Some sort of dizzy production number generally follows. One week Eskimo folk songs were promised, and sure enough, there were Miss Piggy and the show's other pigs perched on an ice floe, dressed in mukluks and parkas, surrounded by igloos, walruses and snow. The song they sang was Lullaby of Broadway in a nice, bouncy and entirely straight version. The viewer kept waiting for the joke, thinking, "Let's see, now, Eskimos, Broadway ..." The joke was that there was no joke. It was a surreal moment, and it was very funny. If you wanted to take it that way, it was a devastating comment on what we call entertainment: turn on the tube and watch Eskimos sing Lullaby of Broadway.
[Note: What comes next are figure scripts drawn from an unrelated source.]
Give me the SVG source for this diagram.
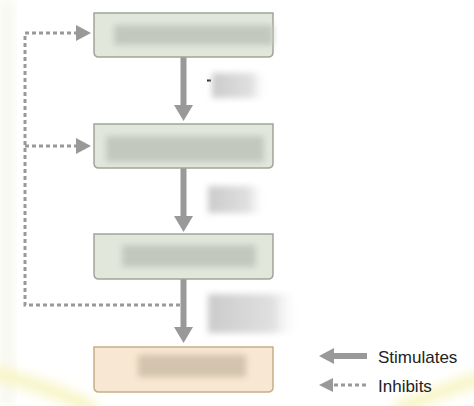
<svg xmlns="http://www.w3.org/2000/svg" width="474" height="406" viewBox="0 0 474 406">
<defs>
<style>
.g{fill:#e2e7dc;stroke:#9ea797;stroke-width:1.5}
.o{fill:#f8e7d2;stroke:#c8ae86;stroke-width:1.5}
.sh{stroke:#999;stroke-width:6;fill:none}
.dt{stroke:#999;stroke-width:3;fill:none;stroke-dasharray:4 3}
.hd{fill:#999}
.lbl{font-family:"Liberation Sans",Arial,sans-serif;font-size:17px;fill:#222}
.bl{fill:#c3c8be;filter:url(#b)}
.bo{fill:#d3c4ae;filter:url(#b)}
</style>
<filter id="b" x="-20%" y="-40%" width="140%" height="180%"><feGaussianBlur stdDeviation="3"/></filter>
<filter id="bb" x="-20%" y="-50%" width="140%" height="200%"><feGaussianBlur stdDeviation="6"/></filter>
<linearGradient id="fade" x1="0" x2="1" y1="0" y2="0"><stop offset="0" stop-color="#cbcbcb"/><stop offset="0.7" stop-color="#e0e0e0"/><stop offset="1" stop-color="#fff" stop-opacity="0"/></linearGradient>
</defs>
<rect width="474" height="406" fill="#fff"/>
<g id="background">
<rect x="0" y="0" width="14" height="406" fill="#f7f7ef" filter="url(#bb)"/>
<path d="M-10,372 Q60,390 95,410" stroke="#f7f5c4" stroke-width="14" fill="none" filter="url(#bb)"/>
<path d="M395,410 Q440,392 480,378" stroke="#f7f5c4" stroke-width="14" fill="none" filter="url(#bb)"/>
</g>
<g id="connectors">
<line class="sh" x1="183.5" y1="57" x2="183.5" y2="107"/>
<polygon class="hd" points="174,105 193,105 183.5,121"/>
<line class="sh" x1="183.5" y1="168" x2="183.5" y2="218"/>
<polygon class="hd" points="174,216 193,216 183.5,232"/>
<line class="sh" x1="183.5" y1="279" x2="183.5" y2="329"/>
<polygon class="hd" points="174,327 193,327 183.5,343"/>
<path class="dt" d="M180,305 H25 V33 H77"/>
<line class="dt" x1="25" y1="146" x2="77" y2="146"/>
<polygon class="hd" points="76,25 76,41 91,33"/>
<polygon class="hd" points="76,138 76,154 91,146"/>
</g>
<g id="node1">
<path class="g" d="M94,13 H273 V52 Q273,57 268,57 H99 Q94,57 94,52 Z"/>
<rect class="bl" x="114" y="25" width="159" height="20"/>
</g>
<g id="node2">
<path class="g" d="M94,124 H273 V163 Q273,168 268,168 H99 Q94,168 94,163 Z"/>
<rect class="bl" x="106" y="136" width="158" height="26"/>
</g>
<g id="node3">
<path class="g" d="M94,234 H273 V274 Q273,279 268,279 H99 Q94,279 94,274 Z"/>
<rect class="bl" x="122" y="245" width="134" height="22"/>
</g>
<g id="node4">
<path class="o" d="M94,347 H273 V387 Q273,392 268,392 H99 Q94,392 94,387 Z"/>
<rect class="bo" x="138" y="355" width="108" height="22"/>
</g>
<g id="labels">
<rect x="207" y="79.5" width="4" height="2" fill="#222"/>
<rect x="212" y="73" width="56" height="25" fill="url(#fade)" filter="url(#b)"/>
<rect x="208" y="186" width="58" height="27" fill="url(#fade)" filter="url(#b)"/>
<rect x="208" y="294" width="92" height="39" fill="url(#fade)" filter="url(#b)"/>
</g>
<g id="legend">
<line class="sh" x1="330" y1="356" x2="367" y2="356"/>
<polygon class="hd" points="319,356 334,348 334,364"/>
<line class="dt" x1="334" y1="385" x2="367" y2="385" stroke-width="2.5"/>
<polygon class="hd" points="319,385 333,378 333,392"/>
<text class="lbl" x="378" y="363">Stimulates</text>
<text class="lbl" x="378" y="392">Inhibits</text>
</g>
</svg>
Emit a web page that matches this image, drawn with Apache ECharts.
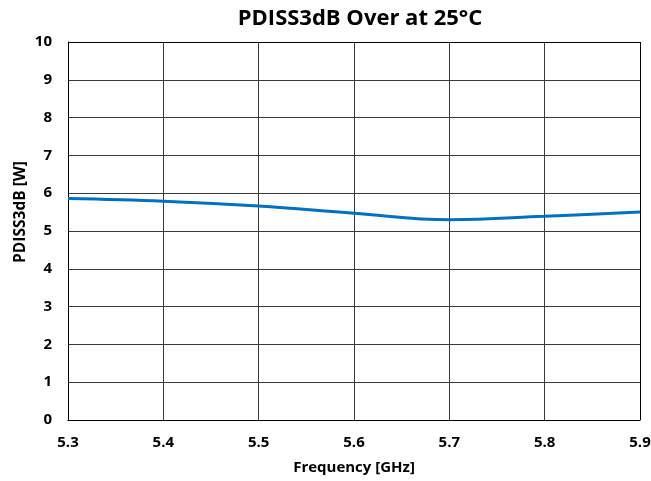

In the meantime, two old geezers named Statler and Waldorf are making scornful remarks from their box seats, and terrible things are happening backstage. Kermit works frogfully, but events conspire against him. It is payday, and in the cashbox Kermit finds only "three moths and a washer, more than we usually have." His voice is quavery, his jaw tremulous; he expected to find the moths, but the washer is a welcome plus. Kermit expects the worst, and he accepts it. As he sings now and then, "It's not easy being green." After working with such characters, Lily Tomlin, another human friend, said that the difference between playing a scene with a Muppet and with a human actor is that "when you break the scene you don't both go for coffee. It's sort of sad."
There is a wondrous Muppet workshop at HA! headquarters in Manhattan, where clever trolls build anything from a talking avocado to a dancing camel, or, more routinely, replacement figures for Fozzie Bear and Kermit (a crisis, still not entirely resolved, developed recently when the manufacturer of the green cloth of which Kermit is made went out of business). But the most critical element of what the viewer sees is not cloth or polyurethane. It is character: each of the most successful Muppets has grown, slowly and organically, from exaggerated fragments of its operator's character. Kermit is not Jim Henson, but he is a fascinating piece of Henson. He is the smartest of the Muppets, and he runs things as firmly as it is possible to run an explosion in a mattress factory. Like Henson, he is the absolute boss in all matters artistic and financial. Kermit is, in addition, a lovable, absolutely decent fellow. Henson's employees agree, with complete unanimity, that Henson is that sort of boss. He had no plan to make The Muppet Show M.C. a self-portrait, but when he used another puppet, Nigel the Bandleader, in the role in an early version of the show, the character did not jell; and Kermit, who had been in and out of Henson's skits for 20 years or so, got the job.